### Set problem
For the data below, work out how many lines include the string "this" and report only the number.

### Dataset entries
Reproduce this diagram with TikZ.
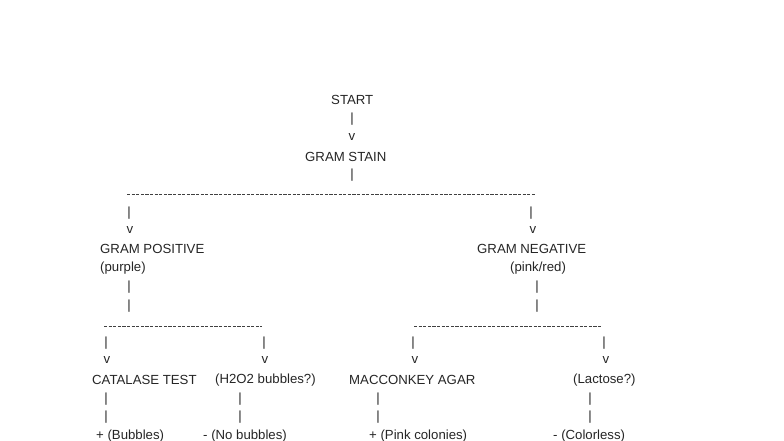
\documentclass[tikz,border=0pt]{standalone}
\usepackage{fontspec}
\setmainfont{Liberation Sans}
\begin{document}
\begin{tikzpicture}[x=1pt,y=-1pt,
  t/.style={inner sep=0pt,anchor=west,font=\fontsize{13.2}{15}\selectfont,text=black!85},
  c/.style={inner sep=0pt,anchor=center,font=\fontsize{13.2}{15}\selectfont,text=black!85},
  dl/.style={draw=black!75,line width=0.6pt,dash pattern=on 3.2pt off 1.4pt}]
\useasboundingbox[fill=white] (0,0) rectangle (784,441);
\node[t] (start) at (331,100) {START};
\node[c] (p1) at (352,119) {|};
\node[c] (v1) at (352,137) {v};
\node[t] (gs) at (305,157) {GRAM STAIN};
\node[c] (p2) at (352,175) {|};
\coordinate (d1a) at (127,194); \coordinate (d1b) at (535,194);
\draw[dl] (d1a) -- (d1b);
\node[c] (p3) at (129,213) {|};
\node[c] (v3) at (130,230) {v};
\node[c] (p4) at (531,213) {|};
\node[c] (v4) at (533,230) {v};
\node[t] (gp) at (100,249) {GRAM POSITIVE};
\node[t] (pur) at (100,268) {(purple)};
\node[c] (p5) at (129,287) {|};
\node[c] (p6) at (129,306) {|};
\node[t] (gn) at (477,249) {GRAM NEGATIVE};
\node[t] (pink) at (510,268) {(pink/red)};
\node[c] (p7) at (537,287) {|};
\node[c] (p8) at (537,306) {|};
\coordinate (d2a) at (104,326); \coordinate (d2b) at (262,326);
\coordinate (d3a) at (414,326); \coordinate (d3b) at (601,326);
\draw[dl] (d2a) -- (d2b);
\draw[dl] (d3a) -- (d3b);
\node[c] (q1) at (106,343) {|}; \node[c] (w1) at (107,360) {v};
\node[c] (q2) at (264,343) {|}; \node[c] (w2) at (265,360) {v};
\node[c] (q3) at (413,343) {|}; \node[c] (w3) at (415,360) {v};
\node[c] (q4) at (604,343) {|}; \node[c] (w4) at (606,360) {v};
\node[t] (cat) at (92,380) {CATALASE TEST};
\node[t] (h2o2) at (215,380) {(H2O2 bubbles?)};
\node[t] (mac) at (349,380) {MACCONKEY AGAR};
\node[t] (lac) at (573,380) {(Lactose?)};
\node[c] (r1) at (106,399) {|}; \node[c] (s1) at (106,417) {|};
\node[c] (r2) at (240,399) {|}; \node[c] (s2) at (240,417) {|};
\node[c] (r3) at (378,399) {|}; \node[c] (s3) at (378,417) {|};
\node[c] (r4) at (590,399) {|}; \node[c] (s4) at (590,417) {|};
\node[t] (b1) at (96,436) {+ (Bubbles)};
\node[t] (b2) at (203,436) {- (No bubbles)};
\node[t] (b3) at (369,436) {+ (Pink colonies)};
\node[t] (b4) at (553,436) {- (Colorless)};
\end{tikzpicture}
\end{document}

--

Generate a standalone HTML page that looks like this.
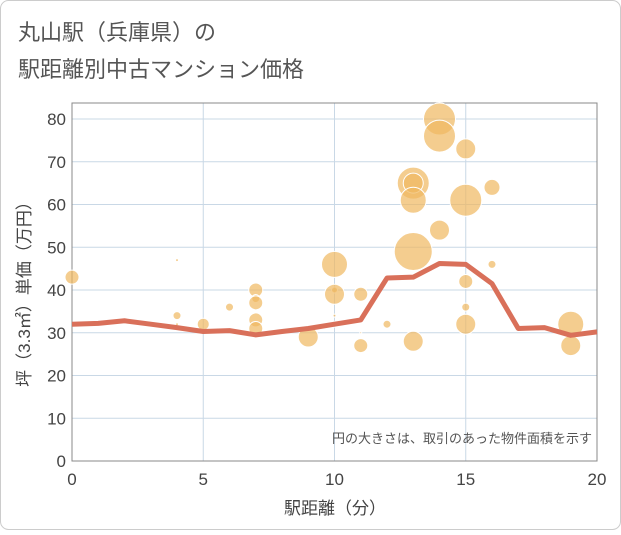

### Correct response
2